San Francisco-based Carmel Partners Inc. caused alarm a year ago when it offered to pay $131 million for Kukui Gardens on the edge of downtown Honolulu. About 2,500 people live in the 857 units built in 1970 as affordable, tax-exempt housing under Federal Housing Authority rules.
Carmel would be relieved from the FHA affordability requirements upon completion of the Kukui Gardens board of directors' plan to pay off the mortgage before its 2011 expiration date. Last year's Legislature intervened, giving Gov. Linda Lingle the authority to condemn the property if the policy of affordability were to be abandoned. Lingle supported the measure and signed it into law.
According to the new agreement, the tenants' organization, called Faith Action for Community Equity, would buy and renovate 415 of the current units and build an additional 400 affordable units through subsidy programs, including the state financing. Residents of the units to be retained by Carmel would have the opportunity to move into the added affordable units by 2011.

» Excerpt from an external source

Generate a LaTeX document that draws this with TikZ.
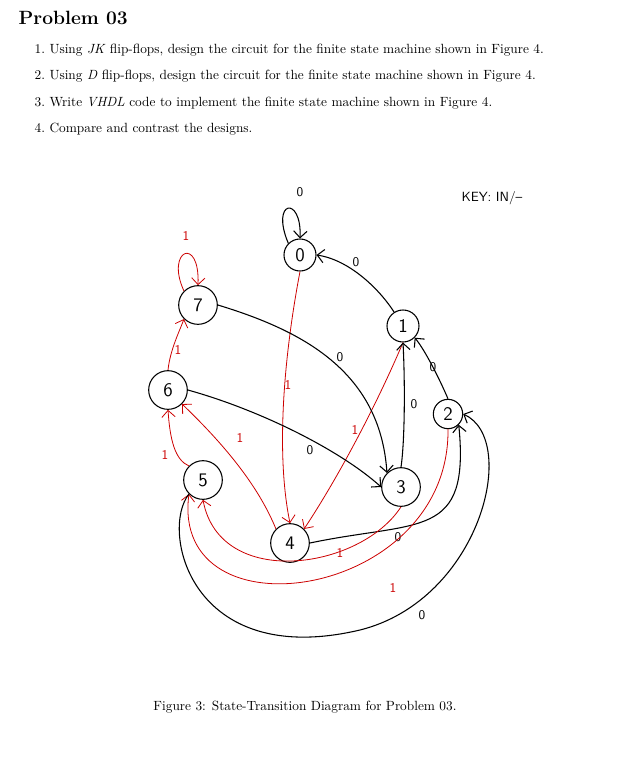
\documentclass[tikz,border=0pt]{standalone}
\usetikzlibrary{arrows.meta}
\begin{document}
\begin{tikzpicture}[x=0.75pt,y=-0.75pt,
  st/.style={draw,circle,thick,minimum size=29pt,inner sep=0pt,font=\sffamily\Large},
  bk/.style={thick,-{Straight Barb[length=5pt]}},
  rd/.style={bk,red!80!black,semithick},
  lb/.style={font=\sffamily},
  rl/.style={lb,text=red!80!black}]
\useasboundingbox (0,0) rectangle (625,757);
\node[anchor=west,font=\Large\bfseries] (title) at (14,18) {Problem 03};
\node[anchor=west] (i1) at (30,50) {1.\ Using \textit{JK} flip-flops, design the circuit for the finite state machine shown in Figure 4.};
\node[anchor=west] (i2) at (30,76) {2.\ Using \textit{D} flip-flops, design the circuit for the finite state machine shown in Figure 4.};
\node[anchor=west] (i3) at (30,103) {3.\ Write \textit{VHDL} code to implement the finite state machine shown in Figure 4.};
\node[anchor=west] (i4) at (30,129) {4.\ Compare and contrast the designs.};
\node (cap) at (305,707) {Figure 3: State-Transition Diagram for Problem 03.};
\node[font=\sffamily] (key) at (492,198) {KEY: IN/--};

\node[st,minimum size=24pt] (s0) at (300,255) {0};
\node[st] (s7) at (198,305) {7};
\node[st,minimum size=24pt] (s1) at (403,326) {1};
\node[st] (s6) at (168,390) {6};
\node[st,minimum size=22pt] (s2) at (448,414) {2};
\node[st] (s5) at (203,480) {5};
\node[st] (s3) at (401,487) {3};
\node[st] (s4) at (290,543) {4};

\draw[bk] (s0.north west) .. controls (270,200) and (302,195) .. (s0.north);
\node[lb] (l00) at (300,192) {0};
\draw[rd] (s7.north west) .. controls (165,250) and (200,235) .. (s7.north);
\node[rl] (l77) at (186,236) {1};
\draw[bk] (s1) .. controls (380,290) and (350,260) .. (s0.east);
\node[lb] (l10) at (356,262) {0};
\draw[rd] (s0.south) .. controls (285,350) and (275,450) .. (s4.north);
\node[rl] (l04) at (288,385) {1};
\draw[rd] (s1.south) .. controls (370,420) and (330,490) .. (s4.north east);
\node[rl] (l14) at (355,430) {1};
\draw[bk] (s2.north) .. controls (440,380) and (425,350) .. (s1.south east);
\node[lb] (l21) at (433,367) {0};
\draw[bk] (s3.north) .. controls (405,440) and (405,380) .. (s1.south);
\node[lb] (l31) at (414,404) {0};
\draw[bk] (s7.east) .. controls (300,330) and (380,370) .. (s3.north west);
\node[lb] (l73) at (340,357) {0};
\draw[bk] (s6.east) .. controls (260,410) and (340,450) .. (s3.west);
\node[lb] (l63) at (310,450) {0};
\draw[rd] (s6.north) .. controls (170,350) and (180,330) .. (s7.south west);
\node[rl] (l67) at (178,350) {1};
\draw[rd] (s5.north west) .. controls (175,460) and (170,440) .. (s6.south);
\node[rl] (l56) at (165,455) {1};
\draw[rd] (s4.north west) .. controls (260,490) and (230,450) .. (s6.south east);
\node[rl] (l46) at (240,438) {1};
\draw[bk] (s4.east) .. controls (420,520) and (470,540) .. (s2.south east);
\node[lb] (l42) at (398,537) {0};
\draw[rd] (s3.south) .. controls (360,570) and (220,590) .. (s5.south);
\node[rl] (l35) at (340,553) {1};
\draw[rd] (s2.south) .. controls (450,600) and (170,640) .. (s5.south west);
\node[rl] (l25) at (393,588) {1};
\draw[bk] (s5.south west) .. controls (160,530) and (190,670) .. (360,630) .. controls (480,600) and (520,440) .. (s2.east);
\node[lb] (l52) at (422,615) {0};
\end{tikzpicture}
\end{document}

The agreement deserves the Legislature's scrutiny. Senate President Colleen Hanabusa expressed concern that the state "turn over that kind of money and then turn around and walk away from any kind of guarantee" of affordability.
House Speaker Calvin Say said the Hawaii Housing Finance and Development Corp. should be the owner of the units and manage them as affordable. That would not be necessary if the state were to arrange for the complex to be managed by a company experienced in implementing state and federal rules for affordable housing.
Ted Liu, director of the state Department of Business, Economic Development and Tourism, said his agency must "understand, analyze and agree" to the plans. He said the department is "not going to be rushed into this."
Legislators seem to be similarly cautious, but they should not engage in prolonged consideration of the proposed deal and the alternative -- condemnation. Say said the Legislature will decide by the end of April whether to provide financing, but that might be too late. Drew Astolfi, director of the tenants' association, said he expects Carmel Partners to close the deal by the end of March.